— Task requirements —
Will you output the entries below exactly, skipping every image they contain?

— Data for this task —
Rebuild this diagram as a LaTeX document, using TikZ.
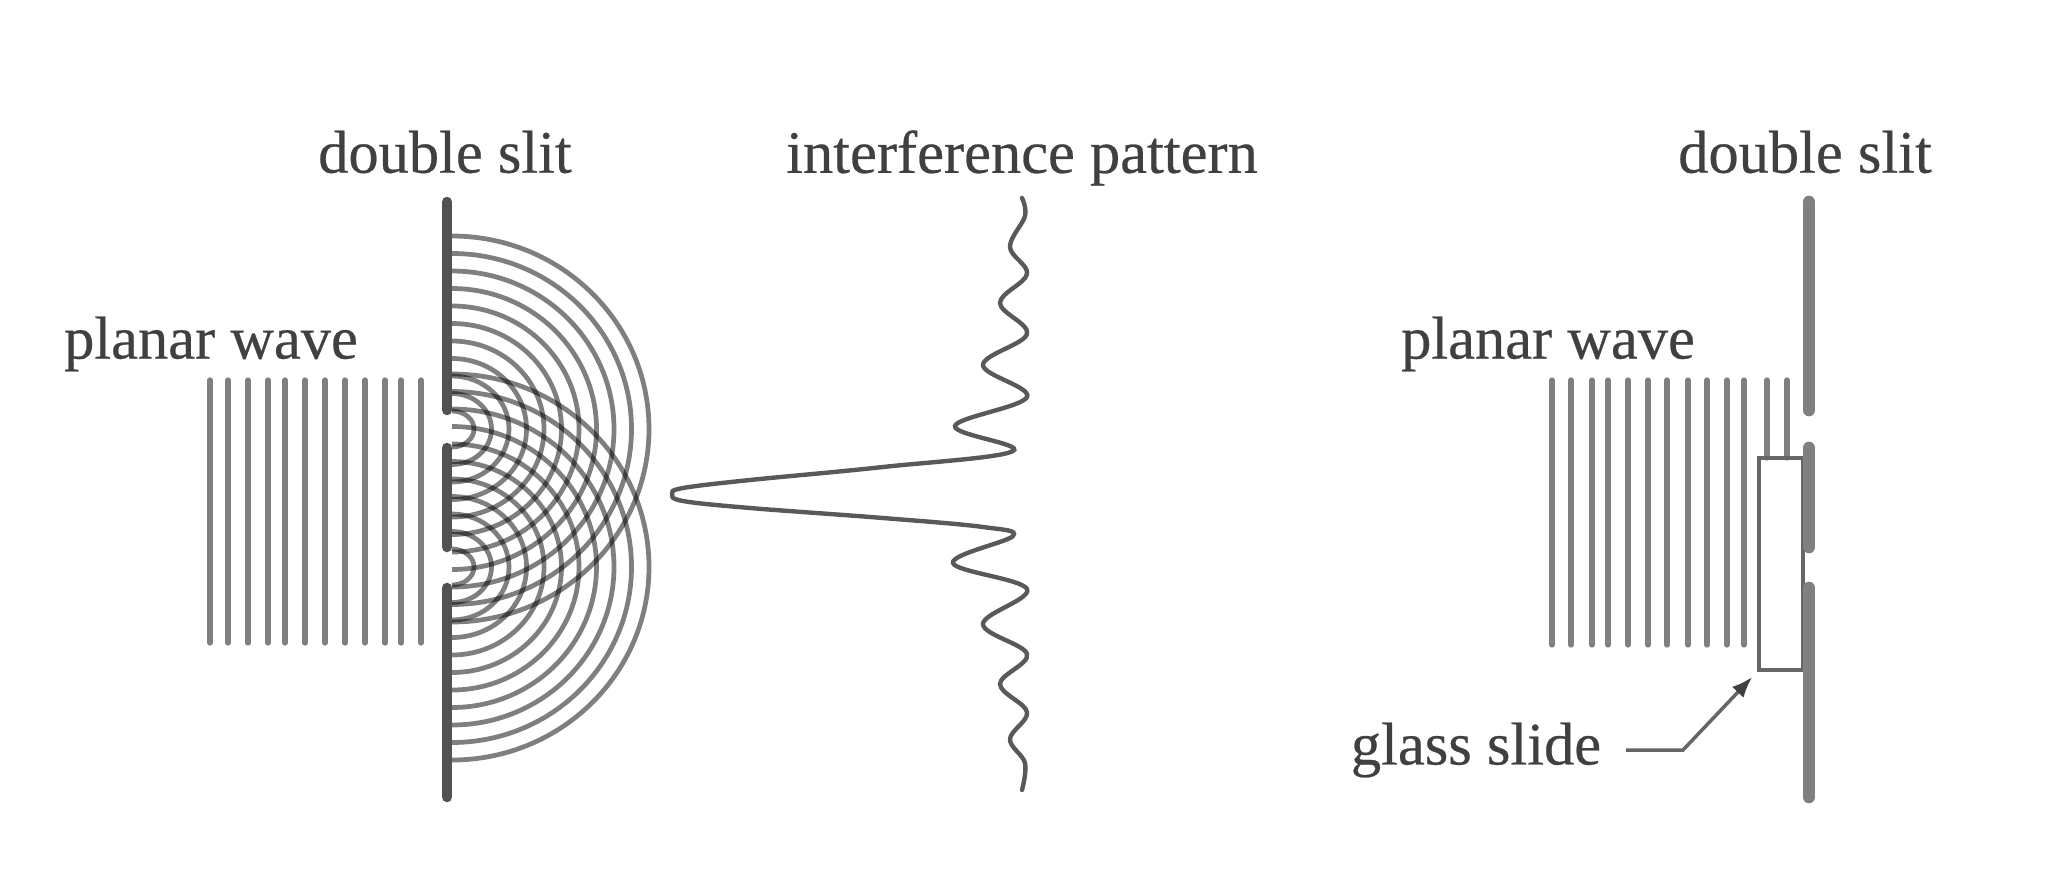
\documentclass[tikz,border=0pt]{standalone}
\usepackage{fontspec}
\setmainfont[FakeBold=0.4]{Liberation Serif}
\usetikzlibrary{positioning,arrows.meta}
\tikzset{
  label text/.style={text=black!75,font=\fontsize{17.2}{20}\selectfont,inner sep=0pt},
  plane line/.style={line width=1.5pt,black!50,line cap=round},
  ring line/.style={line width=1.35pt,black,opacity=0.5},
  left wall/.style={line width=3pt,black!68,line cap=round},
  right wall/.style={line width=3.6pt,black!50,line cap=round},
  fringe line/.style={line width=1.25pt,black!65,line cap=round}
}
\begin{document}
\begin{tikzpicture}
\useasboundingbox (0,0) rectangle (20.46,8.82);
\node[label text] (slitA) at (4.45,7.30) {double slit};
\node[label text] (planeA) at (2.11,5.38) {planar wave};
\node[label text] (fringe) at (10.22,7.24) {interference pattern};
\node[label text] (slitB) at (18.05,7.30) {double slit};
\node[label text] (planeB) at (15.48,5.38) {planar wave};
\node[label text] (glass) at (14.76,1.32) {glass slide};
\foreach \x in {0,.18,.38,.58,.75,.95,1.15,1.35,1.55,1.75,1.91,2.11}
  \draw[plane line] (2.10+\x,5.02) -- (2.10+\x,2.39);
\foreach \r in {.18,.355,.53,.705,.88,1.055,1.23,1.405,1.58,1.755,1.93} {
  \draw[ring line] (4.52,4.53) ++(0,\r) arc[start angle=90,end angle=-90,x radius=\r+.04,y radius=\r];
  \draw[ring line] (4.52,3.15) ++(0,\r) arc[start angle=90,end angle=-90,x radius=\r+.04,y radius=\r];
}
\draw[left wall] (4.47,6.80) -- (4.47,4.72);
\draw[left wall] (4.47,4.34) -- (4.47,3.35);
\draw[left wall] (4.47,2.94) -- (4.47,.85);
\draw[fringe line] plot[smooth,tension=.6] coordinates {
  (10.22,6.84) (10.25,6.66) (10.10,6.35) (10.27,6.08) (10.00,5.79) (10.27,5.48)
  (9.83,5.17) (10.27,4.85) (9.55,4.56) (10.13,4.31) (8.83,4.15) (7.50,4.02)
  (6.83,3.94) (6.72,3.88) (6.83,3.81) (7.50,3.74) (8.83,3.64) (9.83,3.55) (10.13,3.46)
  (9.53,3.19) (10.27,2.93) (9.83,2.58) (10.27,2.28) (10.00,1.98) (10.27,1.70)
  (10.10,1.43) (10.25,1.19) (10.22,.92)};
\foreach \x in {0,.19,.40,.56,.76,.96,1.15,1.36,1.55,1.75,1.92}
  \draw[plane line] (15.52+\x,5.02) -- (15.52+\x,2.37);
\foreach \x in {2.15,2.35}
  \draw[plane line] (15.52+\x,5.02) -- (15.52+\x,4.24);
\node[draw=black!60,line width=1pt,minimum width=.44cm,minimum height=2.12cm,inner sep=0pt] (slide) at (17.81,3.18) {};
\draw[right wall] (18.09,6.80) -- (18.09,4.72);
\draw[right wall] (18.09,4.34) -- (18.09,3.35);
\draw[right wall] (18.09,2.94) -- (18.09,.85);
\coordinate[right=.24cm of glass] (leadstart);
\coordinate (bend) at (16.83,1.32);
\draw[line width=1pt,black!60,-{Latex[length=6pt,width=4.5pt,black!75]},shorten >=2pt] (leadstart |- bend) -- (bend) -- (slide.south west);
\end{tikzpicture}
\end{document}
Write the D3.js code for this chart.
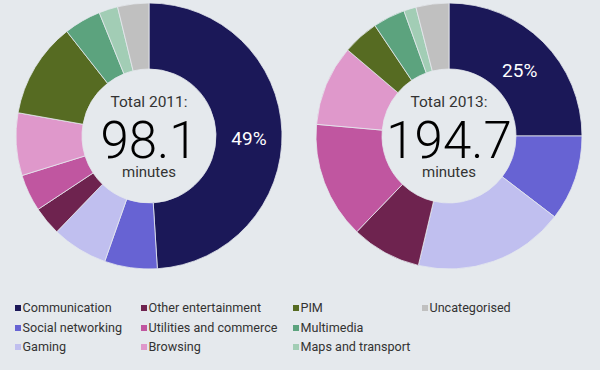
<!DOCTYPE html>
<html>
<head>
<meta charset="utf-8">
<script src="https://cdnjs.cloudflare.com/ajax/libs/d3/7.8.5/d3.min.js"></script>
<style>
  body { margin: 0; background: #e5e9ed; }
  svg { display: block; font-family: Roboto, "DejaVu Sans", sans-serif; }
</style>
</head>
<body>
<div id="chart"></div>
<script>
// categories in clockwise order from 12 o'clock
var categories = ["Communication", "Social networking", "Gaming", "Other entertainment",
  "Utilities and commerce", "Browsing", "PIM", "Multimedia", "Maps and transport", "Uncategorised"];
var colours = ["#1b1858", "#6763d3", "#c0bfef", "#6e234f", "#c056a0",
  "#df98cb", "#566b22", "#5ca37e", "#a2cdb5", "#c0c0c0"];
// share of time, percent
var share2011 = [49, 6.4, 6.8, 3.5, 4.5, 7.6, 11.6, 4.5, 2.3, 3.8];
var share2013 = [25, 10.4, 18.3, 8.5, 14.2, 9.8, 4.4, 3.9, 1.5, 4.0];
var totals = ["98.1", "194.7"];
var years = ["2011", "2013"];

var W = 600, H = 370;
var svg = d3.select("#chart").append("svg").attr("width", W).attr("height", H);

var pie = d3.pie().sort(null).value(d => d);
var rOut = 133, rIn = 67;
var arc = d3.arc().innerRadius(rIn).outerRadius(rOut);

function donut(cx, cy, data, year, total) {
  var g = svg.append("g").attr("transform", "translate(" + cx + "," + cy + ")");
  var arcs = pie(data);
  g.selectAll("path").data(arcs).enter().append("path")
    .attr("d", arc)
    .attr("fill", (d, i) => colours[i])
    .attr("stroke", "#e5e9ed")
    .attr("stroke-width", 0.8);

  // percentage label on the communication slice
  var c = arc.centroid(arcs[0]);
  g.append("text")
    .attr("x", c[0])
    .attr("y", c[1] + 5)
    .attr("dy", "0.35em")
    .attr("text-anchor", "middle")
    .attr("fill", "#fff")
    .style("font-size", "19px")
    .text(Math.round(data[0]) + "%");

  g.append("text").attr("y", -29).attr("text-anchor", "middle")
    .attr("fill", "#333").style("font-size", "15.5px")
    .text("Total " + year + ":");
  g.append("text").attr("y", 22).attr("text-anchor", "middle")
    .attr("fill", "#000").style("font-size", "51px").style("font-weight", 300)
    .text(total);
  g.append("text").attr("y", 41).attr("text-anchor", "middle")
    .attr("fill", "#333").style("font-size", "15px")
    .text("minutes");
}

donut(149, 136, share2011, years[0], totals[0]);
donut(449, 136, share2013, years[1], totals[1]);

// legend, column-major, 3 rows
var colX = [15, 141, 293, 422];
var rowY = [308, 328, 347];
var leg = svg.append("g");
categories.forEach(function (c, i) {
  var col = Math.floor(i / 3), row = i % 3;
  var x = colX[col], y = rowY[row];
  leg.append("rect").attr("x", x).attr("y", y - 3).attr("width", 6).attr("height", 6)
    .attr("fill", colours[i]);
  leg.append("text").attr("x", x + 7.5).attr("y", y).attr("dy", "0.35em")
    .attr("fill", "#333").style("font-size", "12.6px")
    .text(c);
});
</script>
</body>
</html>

— Problem solution —
Rebuild this diagram as a LaTeX document, using TikZ.
\documentclass[tikz,border=0pt]{standalone}
\usepackage{fontspec}
\setmainfont[FakeBold=0.4]{Liberation Serif}
\usetikzlibrary{positioning,arrows.meta}
\tikzset{
  label text/.style={text=black!75,font=\fontsize{17.2}{20}\selectfont,inner sep=0pt},
  plane line/.style={line width=1.5pt,black!50,line cap=round},
  ring line/.style={line width=1.35pt,black,opacity=0.5},
  left wall/.style={line width=3pt,black!68,line cap=round},
  right wall/.style={line width=3.6pt,black!50,line cap=round},
  fringe line/.style={line width=1.25pt,black!65,line cap=round}
}
\begin{document}
\begin{tikzpicture}
\useasboundingbox (0,0) rectangle (20.46,8.82);
\node[label text] (slitA) at (4.45,7.30) {double slit};
\node[label text] (planeA) at (2.11,5.38) {planar wave};
\node[label text] (fringe) at (10.22,7.24) {interference pattern};
\node[label text] (slitB) at (18.05,7.30) {double slit};
\node[label text] (planeB) at (15.48,5.38) {planar wave};
\node[label text] (glass) at (14.76,1.32) {glass slide};
\foreach \x in {0,.18,.38,.58,.75,.95,1.15,1.35,1.55,1.75,1.91,2.11}
  \draw[plane line] (2.10+\x,5.02) -- (2.10+\x,2.39);
\foreach \r in {.18,.355,.53,.705,.88,1.055,1.23,1.405,1.58,1.755,1.93} {
  \draw[ring line] (4.52,4.53) ++(0,\r) arc[start angle=90,end angle=-90,x radius=\r+.04,y radius=\r];
  \draw[ring line] (4.52,3.15) ++(0,\r) arc[start angle=90,end angle=-90,x radius=\r+.04,y radius=\r];
}
\draw[left wall] (4.47,6.80) -- (4.47,4.72);
\draw[left wall] (4.47,4.34) -- (4.47,3.35);
\draw[left wall] (4.47,2.94) -- (4.47,.85);
\draw[fringe line] plot[smooth,tension=.6] coordinates {
  (10.22,6.84) (10.25,6.66) (10.10,6.35) (10.27,6.08) (10.00,5.79) (10.27,5.48)
  (9.83,5.17) (10.27,4.85) (9.55,4.56) (10.13,4.31) (8.83,4.15) (7.50,4.02)
  (6.83,3.94) (6.72,3.88) (6.83,3.81) (7.50,3.74) (8.83,3.64) (9.83,3.55) (10.13,3.46)
  (9.53,3.19) (10.27,2.93) (9.83,2.58) (10.27,2.28) (10.00,1.98) (10.27,1.70)
  (10.10,1.43) (10.25,1.19) (10.22,.92)};
\foreach \x in {0,.19,.40,.56,.76,.96,1.15,1.36,1.55,1.75,1.92}
  \draw[plane line] (15.52+\x,5.02) -- (15.52+\x,2.37);
\foreach \x in {2.15,2.35}
  \draw[plane line] (15.52+\x,5.02) -- (15.52+\x,4.24);
\node[draw=black!60,line width=1pt,minimum width=.44cm,minimum height=2.12cm,inner sep=0pt] (slide) at (17.81,3.18) {};
\draw[right wall] (18.09,6.80) -- (18.09,4.72);
\draw[right wall] (18.09,4.34) -- (18.09,3.35);
\draw[right wall] (18.09,2.94) -- (18.09,.85);
\coordinate[right=.24cm of glass] (leadstart);
\coordinate (bend) at (16.83,1.32);
\draw[line width=1pt,black!60,-{Latex[length=6pt,width=4.5pt,black!75]},shorten >=2pt] (leadstart |- bend) -- (bend) -- (slide.south west);
\end{tikzpicture}
\end{document}
Write the D3.js code for this chart.
<!DOCTYPE html>
<html>
<head>
<meta charset="utf-8">
<script src="https://cdnjs.cloudflare.com/ajax/libs/d3/7.8.5/d3.min.js"></script>
<style>
  body { margin: 0; background: #e5e9ed; }
  svg { display: block; font-family: Roboto, "DejaVu Sans", sans-serif; }
</style>
</head>
<body>
<div id="chart"></div>
<script>
// categories in clockwise order from 12 o'clock
var categories = ["Communication", "Social networking", "Gaming", "Other entertainment",
  "Utilities and commerce", "Browsing", "PIM", "Multimedia", "Maps and transport", "Uncategorised"];
var colours = ["#1b1858", "#6763d3", "#c0bfef", "#6e234f", "#c056a0",
  "#df98cb", "#566b22", "#5ca37e", "#a2cdb5", "#c0c0c0"];
// share of time, percent
var share2011 = [49, 6.4, 6.8, 3.5, 4.5, 7.6, 11.6, 4.5, 2.3, 3.8];
var share2013 = [25, 10.4, 18.3, 8.5, 14.2, 9.8, 4.4, 3.9, 1.5, 4.0];
var totals = ["98.1", "194.7"];
var years = ["2011", "2013"];

var W = 600, H = 370;
var svg = d3.select("#chart").append("svg").attr("width", W).attr("height", H);

var pie = d3.pie().sort(null).value(d => d);
var rOut = 133, rIn = 67;
var arc = d3.arc().innerRadius(rIn).outerRadius(rOut);

function donut(cx, cy, data, year, total) {
  var g = svg.append("g").attr("transform", "translate(" + cx + "," + cy + ")");
  var arcs = pie(data);
  g.selectAll("path").data(arcs).enter().append("path")
    .attr("d", arc)
    .attr("fill", (d, i) => colours[i])
    .attr("stroke", "#e5e9ed")
    .attr("stroke-width", 0.8);

  // percentage label on the communication slice
  var c = arc.centroid(arcs[0]);
  g.append("text")
    .attr("x", c[0])
    .attr("y", c[1] + 5)
    .attr("dy", "0.35em")
    .attr("text-anchor", "middle")
    .attr("fill", "#fff")
    .style("font-size", "19px")
    .text(Math.round(data[0]) + "%");

  g.append("text").attr("y", -29).attr("text-anchor", "middle")
    .attr("fill", "#333").style("font-size", "15.5px")
    .text("Total " + year + ":");
  g.append("text").attr("y", 22).attr("text-anchor", "middle")
    .attr("fill", "#000").style("font-size", "51px").style("font-weight", 300)
    .text(total);
  g.append("text").attr("y", 41).attr("text-anchor", "middle")
    .attr("fill", "#333").style("font-size", "15px")
    .text("minutes");
}

donut(149, 136, share2011, years[0], totals[0]);
donut(449, 136, share2013, years[1], totals[1]);

// legend, column-major, 3 rows
var colX = [15, 141, 293, 422];
var rowY = [308, 328, 347];
var leg = svg.append("g");
categories.forEach(function (c, i) {
  var col = Math.floor(i / 3), row = i % 3;
  var x = colX[col], y = rowY[row];
  leg.append("rect").attr("x", x).attr("y", y - 3).attr("width", 6).attr("height", 6)
    .attr("fill", colours[i]);
  leg.append("text").attr("x", x + 7.5).attr("y", y).attr("dy", "0.35em")
    .attr("fill", "#333").style("font-size", "12.6px")
    .text(c);
});
</script>
</body>
</html>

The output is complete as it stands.